The novel’s protagonist Daniel Quinn, who once had been a promising poet, now writes detective stories under the pseudonym of `William Wilson´. After recieving a mysterious phone call from someone seeking a private eye named `Paul Auster´, he finds himself in the house of mentally deranged Peter Stillman. The young man had been locked up in a darkened closet for nine years by his abusive father Peter Stillman Sr., who had the intention to see whether his isolated son would learn to speak the language of Eden before the fall of mankind. After his failed experiment, he had been arrested and sent to a mental institution. Having served his sentence, Stillman Sr. is about to be released, while his son is afraid of being killed by him. Quinn accepts the assignment to shadow the father. However, the old Stillman has something other in mind than to kill his son. In a conversation Quinn finds out that he is working on recreating the language of god, yet soon after he looses Stillman’s trace. Seeking for help Quinn turns to the original Paul Auster, an author who is investigating the authorship of `Don Quichote´. More and more, the self-appointed private eye loses his grip on reality and deciedes to observe the house of the young Peter Stillman, which brings him to completely disappear into madness.

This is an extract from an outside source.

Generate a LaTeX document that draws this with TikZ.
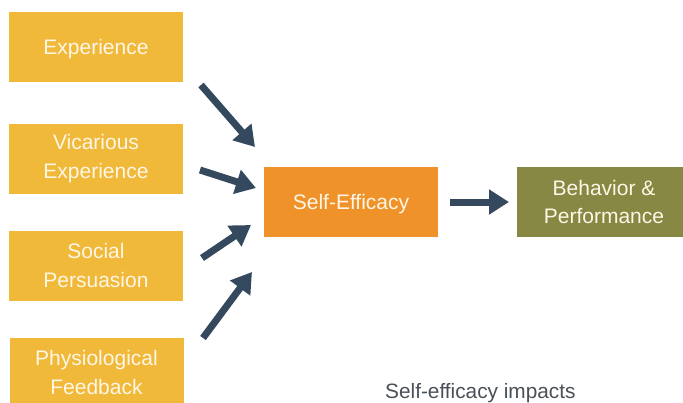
\documentclass[tikz,border=0pt]{standalone}
\usepackage{fontspec}
\setmainfont{Liberation Sans}
\usetikzlibrary{arrows.meta}
\definecolor{srcyellow}{HTML}{F0B93A}
\definecolor{coreorange}{HTML}{F0922A}
\definecolor{outolive}{HTML}{868843}
\definecolor{arrowslate}{HTML}{34495E}
\definecolor{boxtext}{HTML}{FFF6E6}
\definecolor{captiongray}{HTML}{4A5058}
\newcommand{\lowertext}[1]{\raisebox{-2.5pt}[\height][\depth]{#1}}
\tikzset{
  box/.style={rectangle, minimum width=174pt, minimum height=70pt, inner sep=0pt,
    text=boxtext, align=center, font=\fontsize{21}{28.5}\selectfont},
  source/.style={box, fill=srcyellow},
  flowarrow/.style={draw=arrowslate, line width=7pt,
    -{Triangle[length=20pt,width=24pt]}},
}
\begin{document}
\begin{tikzpicture}[x=1pt,y=-1pt]
  \useasboundingbox (0,0) rectangle (683,402);
  \clip (0,0) rectangle (683,402);
  % four sources of self-efficacy
  \node[source] (exp) at (96,46.5) {\lowertext{Experience}};
  \node[source] (vic) at (96,158.5) {Vicarious\\Experience};
  \node[source] (soc) at (96,265.5) {Social\\Persuasion};
  \node[source] (phy) at (96.5,372.5) {Physiological\\Feedback};
  % central construct and its outcome
  \node[box, fill=coreorange] (se) at (351,202) {\lowertext{Self-Efficacy}};
  \node[box, fill=outolive] (bp) at (604,202) {Behavior \&\\Performance};
  % arrow end points
  \coordinate (a1s) at (201,85);
  \coordinate (a1e) at (255,147);
  \coordinate (a2s) at (200,170);
  \coordinate (a2e) at (256,188);
  \coordinate (a3s) at (202,258);
  \coordinate (a3e) at (251,225);
  \coordinate (a4s) at (203,338);
  \coordinate (a4e) at (252,272);
  \coordinate (a5s) at (450,202);
  \coordinate (a5e) at (509,202);
  \draw[flowarrow] (a1s) -- (a1e);
  \draw[flowarrow] (a2s) -- (a2e);
  \draw[flowarrow] (a3s) -- (a3e);
  \draw[flowarrow] (a4s) -- (a4e);
  \draw[flowarrow] (a5s) -- (a5e);
  % caption
  \node[anchor=base west, inner sep=0pt, text=captiongray,
    font=\fontsize{20.8}{24}\selectfont] (cap) at (385,398.5) {Self-efficacy impacts};
\end{tikzpicture}
\end{document}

Together with Ghosts and The locked room, City of Glass forms Paul Auster’s New York Trilogy, a book which volumes are linked by the anti-detective genre as well as the topics of identity, language and the loss of one’s own. Particularly, City of Glass analyses the nature of the ur-language, the formation of the gap between signifier and signified and the impossibility of bridging that gap.
As already mentioned above, City of Glass is often assigned as an anti-detective novel. The most striking characteristic of the anti-detectiv genre is, that it employs and finally deconstructs the conventional elements of the detective story. `One characteristic of this postmodern form of the genre is [...] the stimulation of the readers’ anticipation towards the belief that they have a conventional detective novel in front of them.´ (Holzapfel, 1996; 27)

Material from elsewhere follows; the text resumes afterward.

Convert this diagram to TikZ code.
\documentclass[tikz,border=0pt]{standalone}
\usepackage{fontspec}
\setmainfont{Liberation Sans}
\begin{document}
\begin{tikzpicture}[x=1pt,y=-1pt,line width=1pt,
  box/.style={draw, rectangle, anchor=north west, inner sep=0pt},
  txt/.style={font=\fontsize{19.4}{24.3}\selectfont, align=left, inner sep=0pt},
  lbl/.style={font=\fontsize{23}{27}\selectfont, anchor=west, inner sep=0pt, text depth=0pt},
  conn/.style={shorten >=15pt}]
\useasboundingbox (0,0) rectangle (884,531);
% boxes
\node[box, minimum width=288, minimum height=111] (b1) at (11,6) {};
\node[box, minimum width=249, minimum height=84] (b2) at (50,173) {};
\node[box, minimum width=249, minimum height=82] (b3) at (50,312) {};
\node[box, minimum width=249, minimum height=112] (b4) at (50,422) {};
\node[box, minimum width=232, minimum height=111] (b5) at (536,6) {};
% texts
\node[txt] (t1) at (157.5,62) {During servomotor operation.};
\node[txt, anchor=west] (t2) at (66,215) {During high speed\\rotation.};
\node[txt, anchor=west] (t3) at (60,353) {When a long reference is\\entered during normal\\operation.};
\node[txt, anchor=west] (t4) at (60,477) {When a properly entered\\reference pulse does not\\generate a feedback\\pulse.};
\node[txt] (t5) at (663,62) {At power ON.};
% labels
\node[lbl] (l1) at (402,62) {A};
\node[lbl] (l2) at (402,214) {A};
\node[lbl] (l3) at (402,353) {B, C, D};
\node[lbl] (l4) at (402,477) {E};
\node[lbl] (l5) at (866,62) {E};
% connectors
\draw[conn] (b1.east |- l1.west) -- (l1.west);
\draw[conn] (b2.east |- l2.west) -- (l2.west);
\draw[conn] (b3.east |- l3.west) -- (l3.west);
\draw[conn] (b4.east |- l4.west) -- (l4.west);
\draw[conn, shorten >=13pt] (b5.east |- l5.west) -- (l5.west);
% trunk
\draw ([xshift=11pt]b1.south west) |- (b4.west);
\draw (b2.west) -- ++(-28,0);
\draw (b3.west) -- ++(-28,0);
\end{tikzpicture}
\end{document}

Some of these conventional elements are the setting of the story, commonly in a dark, impersonal metropolis, the different representations of the characters, especially the hard-boiled detective, and most importantly, a criminal case that needs to be solved.
Therefore, City of Glass is set in New York, a city that may be regarded as the prototype of an american metropolis with a cool and rejecting charism and its protagonist Daniel Quinn, who, allthough he is not a real private eye, adopts his role of the hard-boiled detective to the greatest possible extend until he completely loses his former identity. `The decentralization, fragmentalization and fictionalization of the protagonist in City of Glass cause the detective, who in the conventional detective novel occupies centre stage, to dissappear.´ (Holzapfel, 1996; 37)

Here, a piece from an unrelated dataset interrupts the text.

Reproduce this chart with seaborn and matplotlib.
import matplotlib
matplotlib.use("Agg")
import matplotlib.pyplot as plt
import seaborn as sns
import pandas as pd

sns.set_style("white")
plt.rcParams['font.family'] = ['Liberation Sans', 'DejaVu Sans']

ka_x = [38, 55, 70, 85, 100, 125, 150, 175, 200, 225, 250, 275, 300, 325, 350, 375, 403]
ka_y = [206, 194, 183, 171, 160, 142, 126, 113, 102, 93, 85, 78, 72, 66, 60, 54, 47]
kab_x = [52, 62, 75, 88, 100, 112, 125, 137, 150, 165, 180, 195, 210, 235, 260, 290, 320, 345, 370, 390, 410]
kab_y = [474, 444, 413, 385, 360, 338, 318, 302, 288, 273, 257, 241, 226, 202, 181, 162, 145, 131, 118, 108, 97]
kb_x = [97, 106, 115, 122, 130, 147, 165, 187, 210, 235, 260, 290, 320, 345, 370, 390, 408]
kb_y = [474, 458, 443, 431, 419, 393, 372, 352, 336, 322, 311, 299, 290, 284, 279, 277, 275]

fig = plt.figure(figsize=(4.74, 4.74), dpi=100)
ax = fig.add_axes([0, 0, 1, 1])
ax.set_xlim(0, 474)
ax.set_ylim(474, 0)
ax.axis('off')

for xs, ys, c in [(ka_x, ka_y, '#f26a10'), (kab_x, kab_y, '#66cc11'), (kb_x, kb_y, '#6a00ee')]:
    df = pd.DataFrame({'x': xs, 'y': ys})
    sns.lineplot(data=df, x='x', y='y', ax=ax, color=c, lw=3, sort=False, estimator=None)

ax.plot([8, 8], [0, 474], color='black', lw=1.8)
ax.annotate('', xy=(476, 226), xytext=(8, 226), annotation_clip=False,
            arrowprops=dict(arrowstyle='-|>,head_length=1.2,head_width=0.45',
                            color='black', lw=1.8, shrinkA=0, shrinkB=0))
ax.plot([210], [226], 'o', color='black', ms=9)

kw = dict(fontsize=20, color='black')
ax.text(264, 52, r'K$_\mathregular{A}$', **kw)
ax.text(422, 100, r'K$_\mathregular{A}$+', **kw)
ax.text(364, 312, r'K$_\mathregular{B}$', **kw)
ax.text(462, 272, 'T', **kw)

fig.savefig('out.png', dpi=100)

Beyond, the portrayal of the characters shows resemblance to other popular graphic crime stories. `The woman was thirty, perhaps thirty-five; average height at best; hips a touch wide, or else voluptuous, depending on your point of view; dark hair, dark eyes, and a look in those eyes that was at once self-contained and vaguely seductive. She wore a black dress and very red lipstick.´ (Auster, 1985; 21). This presentation of Virginia Stillman shows strong similarities to the characters’ illustrations of Frank Miller’s Sin City, a graphic novel series that stands out due to its film noir-style by black and white drawings with a few red accentuations.
At last, Auster toys with the readers expectations of a classical detective story, that gets more and more deconstructed in the course of the novel. In the end, there is neither a crime nor a motive. `The readers are neither presented a satifying solution of the Stillman case, nor do they get a complete answer to the question about Quinn’s identity which constantly evades a tangible shape throughout the novel.´ (Holzapfel, 1996; 37)
The graphic adaptation of Paul Auster’s novel by Paul Karasik and David Mazzucchelli was published 1994 as part of the Neon Lit series by Avon books, a series that has been launched by famous comic artist Art Spiegelmann. After the great success of the first edition, which has been chosen as one of the `100 Most Important Comics of the Century´, a second edition was published in 2004.
Probably, the first thing that comes into one’s mind when hearing of the graphic adaptation of a novel is why one should turn a book into another book. Yet, `[...] the goal here was not to create some dumbed-down “Classical Illustrated” versions, but visual “translations” actually worthy of adult content.´ (Spiegelman, 2004) So, the ambition was to create something new and not an illustrated copy of a superior original that a lazy reader would prefer instead of reading the novel. In the following, I will argue that Karasik and Mazzucchelli archieved their aim and accomplished to create a graphic novel that can be understood and interpreted without prior knowlege of the original text. The graphic novel thrives on its unique visual language and its well-thought-out conception that I will dwell on below.
One of the most noticable features is the nine-panel-grid, which is not only an element of structure but also a symbolic element that appears throughout the novel. The first pages of the graphic novel start off with a strict nine-panel-grid structure, giving a short survey of the protagonist Daniel Quinn. In a way, the strict structure reflects the structured isolation of Quinn’s life. His wife and son are dead and since he isolates hisself entirely from contact with other humans. The combination of two or more single panels presents the reader something like a dramatic pause, like the first glimpse the reader catches of Quinn (Auster et al., 2004; 5).
In the course of City of Glass,] the established structure carries several symbolic meanings. The gutter forms a window-like structure symbolizing young Peter Stillman being imprisoned in his father’s obscured room [figure 1].